As if it were a giant game of Risk, South America is starting to be divided among the players with the most pieces: LATAM and Aerolíneas Argentinas have agreed on a codeshare scheme that will enable the joint offering of 140 domestic destinations in Brazil, Argentina, Colombia, Peru, and Ecuador. The agreement includes regional connections between their subsidiaries but excludes the long-haul segment.
Just a week after Avianca announced a major expansion of its offerings between Argentina and Colombia, leveraging the fifth freedom rights of its Ecuadorian subsidiary, LATAM responds by adding Aerolíneas’ domestic network, which comfortably leads the Argentine domestic market share. It’s too early to evaluate impacts, but initially, the agreement provides flexibility in regional offerings and a strong position for challenging the Abra Group’s main operator for leadership in South America.
The strategies of the two holdings are similar but have fundamental differences: Avianca has unapologetically adopted a low-cost strategy that has gradually been moderated over time, while LATAM has maintained more of a legacy carrier philosophy, incorporating elements of LCCs.

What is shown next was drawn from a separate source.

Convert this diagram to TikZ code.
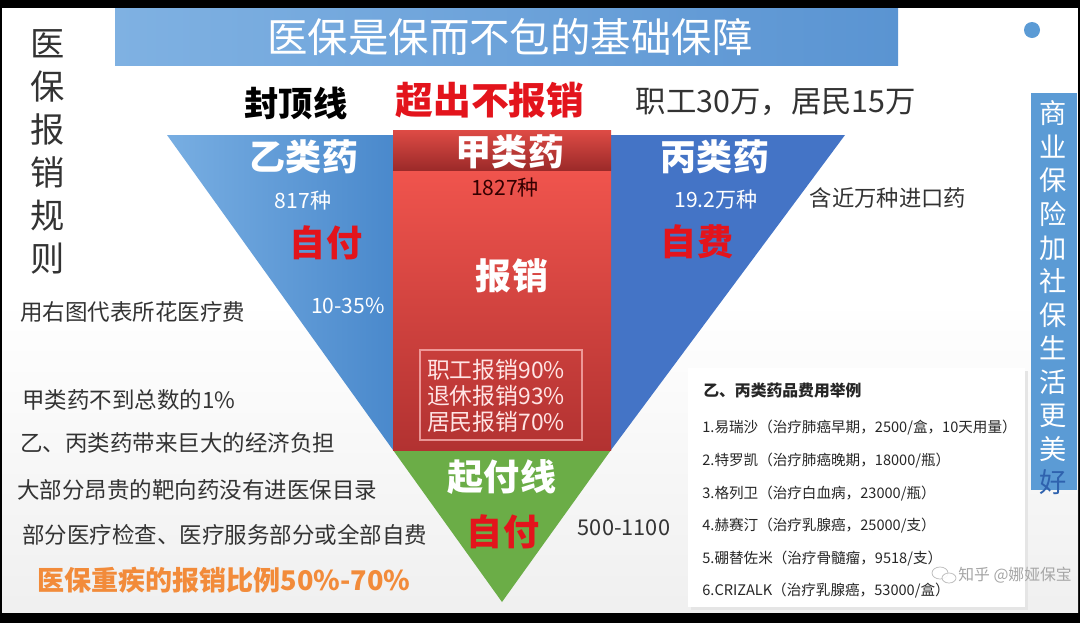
\documentclass[tikz,border=0pt]{standalone}
\usepackage{fontspec}
\setmainfont{Noto Sans CJK SC}
\usetikzlibrary{positioning}
\definecolor{bannerblue}{HTML}{7FB1E2}
\definecolor{bannerdark}{HTML}{5A94D2}
\definecolor{leftblue}{HTML}{78AEE2}
\definecolor{leftbluedark}{HTML}{4A89CC}
\definecolor{rightblue}{HTML}{4474C6}
\definecolor{colred}{HTML}{F0544D}
\definecolor{colreddark}{HTML}{B23231}
\definecolor{headred}{HTML}{DE4B45}
\definecolor{headreddark}{HTML}{9C2A29}
\definecolor{startgreen}{HTML}{6BAD47}
\definecolor{payred}{HTML}{E3141C}
\definecolor{notegray}{HTML}{333333}
\definecolor{ratioorange}{HTML}{F28B3A}
\definecolor{sidebar}{HTML}{5B9BD5}
\definecolor{sidebardark}{HTML}{2F62AE}

\begin{document}
\begin{tikzpicture}[x=0.02cm, y=-0.02cm,
    bigwhite/.style={text=white, font=\bfseries\fontsize{20.5}{21}\selectfont, inner sep=0pt},
    bigred/.style={text=payred, font=\bfseries\fontsize{20.5}{21}\selectfont, inner sep=0pt},
    countnote/.style={text=white, font=\fontsize{12}{12}\selectfont, inner sep=0pt},
    ratenote/.style={text=red!10!white, font=\fontsize{13}{13}\selectfont, inner sep=0pt},
    sidenote/.style={anchor=west, text=notegray, font=\fontsize{12.8}{13}\selectfont, inner sep=0pt},
    listitem/.style={anchor=west, text=black!85, font=\fontsize{8.3}{9}\selectfont, inner sep=0pt}]
  \useasboundingbox (0,0) rectangle (1080,623);
  % frame and banner
  \fill[black] (0,0) rectangle (1080,623);
  \fill[white] (2,8) rectangle (1078,612);
  \shade[top color=white, bottom color=black!6] (2,300) rectangle (1078,612);
  \shade[left color=bannerblue, right color=bannerdark] (115,8) rectangle (898,65);
  \node[text=white, font=\fontsize{23}{23}\selectfont] (title) at (510,37) {医保是保而不包的基础保障};
  \fill[sidebar] (1032,30) circle (8);
  \node[text=notegray, font=\fontsize{19.5}{24.4}\selectfont, align=center] (rules) at (48,152) {医\\保\\报\\销\\规\\则};
  % top line
  \node[text=black, font=\bfseries\fontsize{19.5}{20}\selectfont] (cap) at (296,103) {封顶线};
  \node[text=payred, font=\bfseries\fontsize{21.5}{22}\selectfont] (over) at (490,100) {超出不报销};
  \node[text=notegray, font=\fontsize{17.3}{18}\selectfont] (caps) at (776,102) {职工30万，居民15万};
  % inverted triangle
  \shade[left color=leftblue, right color=leftbluedark] (167,135) -- (393,135) -- (393,450) -- cycle;
  \fill[rightblue] (611,135) -- (845,135) -- (611,450) -- cycle;
  \fill[startgreen] (393,450) -- (611,450) -- (502,602) -- cycle;
  \shade[top color=colred, bottom color=colreddark] (393,170) rectangle (611,450);
  \shade[top color=headred, bottom color=headreddark] (393,130) rectangle (611,170);
  \draw[red!25!white, opacity=0.7, line width=0.6pt] (420,350) rectangle (582,440);
  % class B
  \node[bigwhite] (classb) at (304,157) {乙类药};
  \node[countnote] (classbnum) at (303,200) {817种};
  \node[bigred] (classbpay) at (326,243) {自付};
  \node[countnote] (classbrate) at (348,306) {10-35\%};
  % class A
  \node[bigwhite] (classa) at (510,152) {甲类药};
  \node[countnote, text=black!80!red] (classanum) at (505,187) {1827种};
  \node[bigwhite] (refund) at (512,276) {报销};
  \node[ratenote] (rate1) at (496,370) {职工报销90\%};
  \node[ratenote] (rate2) at (496,396) {退休报销93\%};
  \node[ratenote] (rate3) at (496,422) {居民报销70\%};
  % class C
  \node[bigwhite] (classc) at (715,157) {丙类药};
  \node[countnote] (classcnum) at (716,200) {19.2万种};
  \node[bigred] (classcpay) at (697,242) {自费};
  \node[text=notegray, font=\fontsize{12.7}{13}\selectfont] (imported) at (888,198) {含近万种进口药};
  % deductible
  \node[bigwhite] (start) at (502,477) {起付线};
  \node[bigred] (startpay) at (503,532) {自付};
  \node[text=notegray, font=\fontsize{12.4}{13}\selectfont] (startrange) at (624,528) {500-1100};
  % left notes
  \node[sidenote] (note1) at (20,312) {用右图代表所花医疗费};
  \node[sidenote] (note2) at (22,400) {甲类药不到总数的1\%};
  \node[sidenote] (note3) at (20,443) {乙、丙类药带来巨大的经济负担};
  \node[sidenote] (note4) at (17,490) {大部分昂贵的靶向药没有进医保目录};
  \node[sidenote] (note5) at (22,535) {部分医疗检查、医疗服务部分或全部自费};
  \node[sidenote, text=ratioorange, font=\bfseries\fontsize{15.4}{16}\selectfont] (ratio) at (37,580) {医保重疾的报销比例50\%-70\%};
  % right side bar
  \fill[sidebar] (1031,93) rectangle (1077,490);
  \node[text=white, font=\fontsize{15.5}{19.1}\selectfont, align=center] (slogan) at (1053,298) {商\\业\\保\\险\\加\\社\\保\\生\\活\\更\\美\\\textcolor{sidebardark}{好}};
  % example box
  \fill[black!10] (691,371) rectangle (1028,610);
  \fill[white] (688,368) rectangle (1025,607);
  \node[listitem, font=\bfseries\fontsize{9}{9}\selectfont] (listtitle) at (703,390) {乙、丙类药品费用举例};
  \node[listitem] (item1) at (702,428) {1.易瑞沙（治疗肺癌早期，2500/盒，10天用量）};
  \node[listitem] (item2) at (702,461) {2.特罗凯（治疗肺癌晚期，18000/瓶）};
  \node[listitem] (item3) at (702,494) {3.格列卫（治疗白血病，23000/瓶）};
  \node[listitem] (item4) at (702,526) {4.赫赛汀（治疗乳腺癌，25000/支）};
  \node[listitem] (item5) at (702,559) {5.硼替佐米（治疗骨髓瘤，9518/支）};
  \node[listitem] (item6) at (702,591) {6.CRIZALK（治疗乳腺癌，53000/盒）};
  % watermark
  \draw[black!30, fill=white, opacity=0.9] (940,573) ellipse (8 and 6);
  \draw[black!30, fill=white, opacity=0.9] (949,578) ellipse (7 and 5);
  \node[anchor=west, text=black!35, font=\fontsize{9}{9}\selectfont, inner sep=0pt] (mark) at (958,575) {知乎 @娜娅保宝};
\end{tikzpicture}
\end{document}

This will be part of a longer analysis that we will address in a separate article, but operational sustainability seems to fall somewhere in between the two business models: global aviation is moving toward a blend where, if all are low-cost, none truly are.
What remains to be seen is what will happen with the agreements that Aerolíneas Argentinas signed with Abra Group and the codeshare agreement with SKY Airline. Considering the results of the Buenos Aires–Bogotá route operated by GOL, it doesn’t seem like abandoning that partnership would be a significant sacrifice. The Cold War between Abra and LATAM for dominance of the subcontinent is thus left wide open. We’ll see what benefits it brings to passengers and the industry.